Why is it so much more fun to play with computer toys than real objects? I haven’t played an actual game of solitaire since I was a child. I probably log on around 15 hours of computer solitaire per week, at least 5-7 kinds of games. For some reason, it’s just more fun on a screen.
The same is true of collage. I’m not the girl you let run with scissors, and I have been known to run with scissors and an open rubber cement jar, and that was after I graduated from college. Yet here I am playing endless games with photoshop collage. All you need is a pile of images and Photoshop. I can’t help myself.
So it really shouldn’t surprise me that rather than take a piece of paper (an object bound to be crumpled up under my chair only to be peed upon by one cat or another) I found myself playing with a mind mapping program the last time I got a story idea. I went online, looked at several online mind mappers and found Mind Map Maker which offered me several ways to map, and a way to save it as a regular png. Twenty minutes later I had a worldview, several characters, a crisis, a beginning of a plot. Wowser! I’m not that good. But this thing was. You could just let it grow wild like weeds.
Is it any good? Damned if I know! But it let me try it out in my head over a period of twenty minutes without any cleanup. In a week or two, I may see if it noodles into something.

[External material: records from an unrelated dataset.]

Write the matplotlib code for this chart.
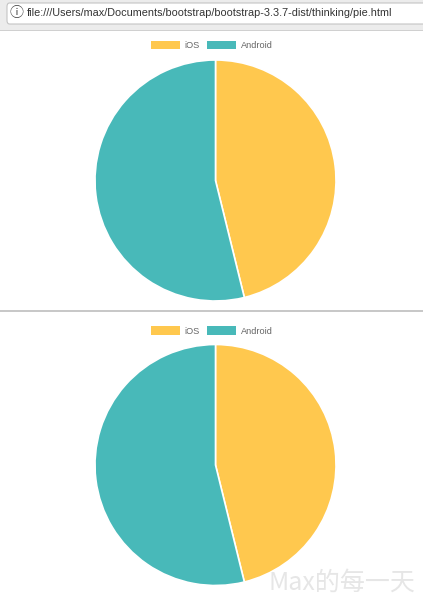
import matplotlib.pyplot as plt
from matplotlib.patches import Rectangle, FancyBboxPatch, Patch

W, H = 423, 600

labels = ['iOS', 'Android']
values = [30, 35]
colors = ['#ffc84e', '#48b9b9']
url = 'file:///Users/max/Documents/bootstrap/bootstrap-3.3.7-dist/thinking/pie.html'
watermark = 'Max的每一天'

plt.rcParams['font.family'] = ['Liberation Sans', 'DejaVu Sans']

fig = plt.figure(figsize=(W / 100, H / 100), dpi=100)
fig.patch.set_facecolor('white')


def fx(px):
    return px / W


def fy(py):
    return 1 - py / H


# browser address bar
fig.patches.append(Rectangle((0, fy(30)), 1, fy(0) - fy(30), transform=fig.transFigure,
                             facecolor='#ececec', edgecolor='none', zorder=0))
fig.patches.append(FancyBboxPatch((fx(7), fy(24)), fx(430) - fx(7), fy(3) - fy(24),
                                  boxstyle='round,pad=0,rounding_size=0.006',
                                  transform=fig.transFigure, facecolor='white',
                                  edgecolor='#c4c4c4', linewidth=0.8, zorder=1))
fig.patches.append(Rectangle((0, fy(31)), 1, fy(30) - fy(31), transform=fig.transFigure,
                             facecolor='#d0d0d0', edgecolor='none', zorder=1))
fig.text(fx(16.5), fy(13.5), 'ⓘ', fontsize=10, color='#444444', va='center', ha='center',
         family=['Noto Sans CJK SC', 'DejaVu Sans'])
fig.text(fx(27), fy(13.5), url, fontsize=7.8, color='#333333', va='center', ha='left')

# separator between the two charts
fig.patches.append(Rectangle((0, fy(312)), 1, fy(310) - fy(312), transform=fig.transFigure,
                             facecolor='#c8c8c8', edgecolor='none', zorder=1))


def draw_pie(cy, legend_y):
    r = 120.5
    cx = 215.5
    ax = fig.add_axes([fx(cx - r), fy(cy + r), fx(2 * r), fy(cy - r) - fy(cy + r)])
    ax.pie(values, colors=colors, startangle=90, counterclock=False, radius=1,
           wedgeprops=dict(edgecolor='white', linewidth=1.2))
    ax.set_xlim(-1, 1)
    ax.set_ylim(-1, 1)
    ax.set_aspect('equal')
    ax.axis('off')
    handles = [Patch(facecolor=c, edgecolor='none') for c in colors]
    fig.legend(handles, labels, loc='center', bbox_to_anchor=(fx(212), fy(legend_y)),
               ncol=2, frameon=False, fontsize=6.6, handlelength=3.1, handleheight=1.0,
               handletextpad=0.55, columnspacing=0.8, labelcolor='#666666',
               borderpad=0)


draw_pie(180.5, 45.5)
draw_pie(465, 331)

fig.text(fx(415), fy(590), watermark, fontsize=18, color='#e6e6e6', ha='right',
         va='baseline', family=['Noto Sans CJK SC', 'DejaVu Sans'], zorder=10)

fig.savefig('out.png', dpi=100)
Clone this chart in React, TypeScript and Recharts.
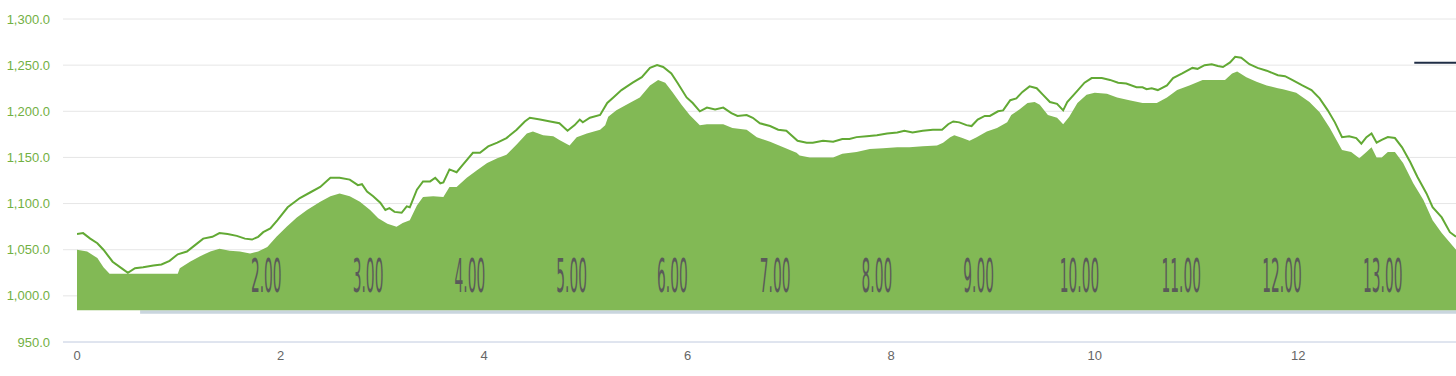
import React from 'react';
import {
  ComposedChart,
  Area,
  Line,
  XAxis,
  YAxis,
  CartesianGrid,
  ReferenceArea,
  ReferenceLine,
  ReferenceDot,
} from 'recharts';

// upper profile line (km, m)
const lineKm = [
  0, 0.06, 0.13, 0.2, 0.26, 0.35, 0.45, 0.5, 0.57, 0.65, 0.75, 0.83, 0.91, 0.99, 1.08, 1.16, 1.24, 1.33,
  1.4, 1.48, 1.57, 1.65, 1.72, 1.78, 1.83, 1.9, 1.97, 2.07, 2.19, 2.29, 2.39, 2.49, 2.58, 2.68, 2.76,
  2.8, 2.85, 2.91, 2.98, 3.03, 3.07, 3.12, 3.19, 3.24, 3.27, 3.34, 3.4, 3.47, 3.52, 3.57, 3.6, 3.66,
  3.73, 3.79, 3.89, 3.96, 4.04, 4.13, 4.22, 4.32, 4.4, 4.45, 4.55, 4.65, 4.74, 4.82, 4.89, 4.94, 4.97,
  5.04, 5.14, 5.21, 5.27, 5.35, 5.46, 5.55, 5.63, 5.7, 5.76, 5.84, 5.9, 5.99, 6.05, 6.12, 6.19, 6.27,
  6.35, 6.43, 6.49, 6.58, 6.64, 6.71, 6.81, 6.89, 6.97, 7.08, 7.17, 7.23, 7.33, 7.43, 7.52, 7.59, 7.66,
  7.76, 7.86, 7.96, 8.06, 8.13, 8.21, 8.31, 8.41, 8.5, 8.56, 8.61, 8.67, 8.74, 8.79, 8.85, 8.92, 8.97,
  9.05, 9.1, 9.17, 9.23, 9.29, 9.36, 9.43, 9.49, 9.56, 9.63, 9.69, 9.73, 9.82, 9.9, 9.97, 10.07, 10.15,
  10.23, 10.31, 10.41, 10.47, 10.51, 10.56, 10.62, 10.71, 10.77, 10.86, 10.96, 11.01, 11.08, 11.15,
  11.21, 11.26, 11.33, 11.38, 11.44, 11.52, 11.6, 11.69, 11.8, 11.87, 11.94, 12.04, 12.13, 12.21,
  12.29, 12.36, 12.43, 12.5, 12.57, 12.62, 12.67, 12.72, 12.77, 12.82, 12.88, 12.95, 13.02, 13.1,
  13.17, 13.26, 13.32, 13.41, 13.49, 13.55,
];
const lineElev = [
  1067, 1068, 1062, 1057, 1050, 1037, 1029, 1025, 1030, 1031, 1033, 1034, 1038, 1045, 1048, 1055, 1062, 1064,
  1068, 1067, 1065, 1062, 1061, 1064, 1069, 1073, 1082, 1096, 1106, 1112, 1118, 1128, 1128, 1126, 1120,
  1121, 1113, 1108, 1101, 1093, 1095, 1091, 1090, 1097, 1096, 1115, 1124, 1124, 1128, 1122, 1123, 1137,
  1134, 1142, 1155, 1155, 1162, 1166, 1171, 1180, 1189, 1193, 1191, 1189, 1187, 1179, 1185, 1191, 1188,
  1193, 1196, 1209, 1215, 1223, 1231, 1237, 1247, 1250, 1248, 1241, 1231, 1215, 1209, 1200, 1204, 1202,
  1204, 1198, 1195, 1196, 1193, 1187, 1184, 1180, 1179, 1168, 1166, 1166, 1168, 1167, 1170, 1170, 1172,
  1173, 1174, 1176, 1177, 1179, 1177, 1179, 1180, 1180, 1186, 1189, 1188, 1185, 1184, 1191, 1195, 1195,
  1200, 1201, 1212, 1214, 1221, 1227, 1225, 1218, 1210, 1208, 1201, 1210, 1221, 1231, 1236, 1236, 1234,
  1231, 1230, 1226, 1226, 1224, 1225, 1223, 1228, 1236, 1241, 1247, 1246, 1250, 1251,
  1249, 1248, 1253, 1259, 1258, 1251, 1247, 1244, 1239, 1238, 1234, 1228, 1223, 1214,
  1201, 1188, 1172, 1173, 1171, 1165, 1172, 1176, 1166, 1169, 1172, 1171, 1161, 1145,
  1129, 1111, 1096, 1085, 1069, 1064,
];

// filled terrain profile (km, m)
const areaKm = [
  0, 0.1, 0.2, 0.26, 0.32, 0.67, 0.99, 1.01, 1.11, 1.21, 1.31, 1.4, 1.5, 1.6, 1.7, 1.78, 1.87, 1.96,
  2.06, 2.16, 2.26, 2.39, 2.49, 2.58, 2.68, 2.78, 2.88, 2.96, 3.05, 3.14, 3.2, 3.27, 3.34, 3.4, 3.5,
  3.6, 3.66, 3.73, 3.83, 3.93, 4.03, 4.13, 4.22, 4.32, 4.42, 4.48, 4.58, 4.68, 4.74, 4.84, 4.91, 5.01,
  5.14, 5.19, 5.22, 5.3, 5.43, 5.53, 5.63, 5.71, 5.78, 5.85, 5.94, 6.02, 6.12, 6.19, 6.35, 6.44, 6.58,
  6.68, 6.81, 6.94, 7.07, 7.1, 7.2, 7.43, 7.52, 7.66, 7.79, 7.92, 8.06, 8.18, 8.31, 8.45, 8.51, 8.58,
  8.62, 8.7, 8.77, 8.84, 8.94, 9.04, 9.14, 9.18, 9.26, 9.34, 9.41, 9.46, 9.54, 9.63, 9.69, 9.75, 9.83,
  9.92, 10.0, 10.12, 10.22, 10.34, 10.47, 10.61, 10.71, 10.81, 10.93, 11.06, 11.2, 11.28, 11.35, 11.4,
  11.49, 11.59, 11.69, 11.8, 11.85, 11.98, 12.11, 12.21, 12.31, 12.43, 12.52, 12.6, 12.67, 12.72,
  12.77, 12.82, 12.88, 12.95, 13.03, 13.13, 13.23, 13.32, 13.41, 13.55,
];
const areaElev = [
  1050, 1048, 1041, 1031, 1024, 1024, 1024, 1030, 1037, 1043, 1048, 1051, 1049, 1048, 1046, 1048, 1053, 1064,
  1075, 1085, 1093, 1102, 1108, 1111, 1108, 1102, 1093, 1084, 1078, 1075, 1079, 1082, 1098, 1107, 1108,
  1107, 1118, 1118, 1128, 1136, 1144, 1149, 1153, 1164, 1176, 1178, 1174, 1173, 1169, 1163, 1172, 1176,
  1180, 1185, 1194, 1201, 1209, 1215, 1228, 1234, 1231, 1221, 1207, 1196, 1185, 1186, 1186, 1182, 1180,
  1172, 1167, 1161, 1155, 1152, 1150, 1150, 1154, 1156, 1159, 1160, 1161, 1161, 1162, 1163, 1166, 1172,
  1174, 1171, 1168, 1172, 1178, 1182, 1188, 1196, 1202, 1209, 1210, 1207, 1196, 1193, 1186, 1194, 1209,
  1218, 1220, 1219, 1215, 1212, 1209, 1209, 1215, 1223, 1228, 1234, 1234, 1234, 1241, 1243,
  1237, 1232, 1228, 1225, 1224, 1220, 1210, 1199, 1182, 1158, 1156, 1149, 1156, 1161,
  1150, 1150, 1156, 1156, 1144, 1122, 1104, 1082, 1068, 1050,
];

// hour markers printed inside the profile
const hourLabels = ['2.00', '3.00', '4.00', '5.00', '6.00', '7.00', '8.00', '9.00', '10.00', '11.00', '12.00', '13.00'];
const hourKm = [1.86, 2.86, 3.86, 4.86, 5.85, 6.86, 7.86, 8.86, 9.85, 10.85, 11.84, 12.83];

const yTicks = [950, 1000, 1050, 1100, 1150, 1200, 1250, 1300];
const xTicks = [0, 2, 4, 6, 8, 10, 12];

const lineData = lineKm.map((km, i) => ({ km, elev: lineElev[i] }));
const areaData = areaKm.map((km, i) => ({ km, elev: areaElev[i] }));

const fmt = (v: number) =>
  v.toLocaleString('en-US', { minimumFractionDigits: 1, maximumFractionDigits: 1 });

// squeezed gray hour text, like the original image overlay
const HourText = (label: string) => (props: any) => (
  <text
    transform={`translate(${props.cx},${props.cy}) scale(0.3,1)`}
    textAnchor="middle"
    fontSize={46}
    fontFamily="DejaVu Sans"
    fill="#5a5a5a"
  >
    {label}
  </text>
);

export default function App() {
  return (
    <div style={{ position: 'absolute', left: 0, top: 0, fontFamily: '"Liberation Sans", Arial, sans-serif' }}>
      <ComposedChart width={1456} height={376} margin={{ top: 19, right: 0, bottom: 0, left: 0 }}>
        <CartesianGrid vertical={false} stroke="#e6e6e6" />
        <XAxis
          dataKey="km"
          type="number"
          domain={[0, 13.55]}
          allowDataOverflow
          ticks={xTicks}
          padding={{ left: 14, right: 0 }}
          height={34}
          tickLine={false}
          tickSize={0}
          tickMargin={9}
          axisLine={{ stroke: '#ccd6eb' }}
          tick={{ fill: '#666666', fontSize: 13 }}
        />
        <YAxis
          type="number"
          domain={[950, 1300]}
          ticks={yTicks}
          width={63}
          axisLine={false}
          tickLine={false}
          tickSize={0}
          tickMargin={13}
          tickFormatter={fmt}
          tick={{ fill: '#72b043', fontSize: 13 }}
        />
        <ReferenceArea x1={0.62} x2={13.55} y1={980.5} y2={984.5} fill="#c9d5de" fillOpacity={1} stroke="none" />
        <Area
          data={areaData}
          dataKey="elev"
          type="linear"
          baseValue={984.5}
          fill="#82b955"
          fillOpacity={1}
          stroke="none"
          isAnimationActive={false}
        />
        <Line
          data={lineData}
          dataKey="elev"
          type="linear"
          stroke="#62a934"
          strokeWidth={2}
          dot={false}
          isAnimationActive={false}
        />
        {hourLabels.map((label, i) => (
          <ReferenceDot key={label} x={hourKm[i]} y={1004} r={1} shape={HourText(label)} />
        ))}
        <ReferenceLine
          segment={[{ x: 13.14, y: 1252.5 }, { x: 13.55, y: 1252.5 }]}
          stroke="#1f2d45"
          strokeWidth={2}
        />
      </ComposedChart>
    </div>
  );
}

That may be the whole of the attraction, There may be a time when you need to clean up the pile of files on your laptop, but there’s no real clean up on aisle 15. Just ideas gone amuck in a place you can find them later. My head is mostly a place in the dark, but at least this closet had a pull light and a virtual shelf.
For all the writing I did as a quilter, there is no plot to a how-to, other than finish the job with the needle not in your finger. This makes it much easier. It could be addictive. I might even get some writing done.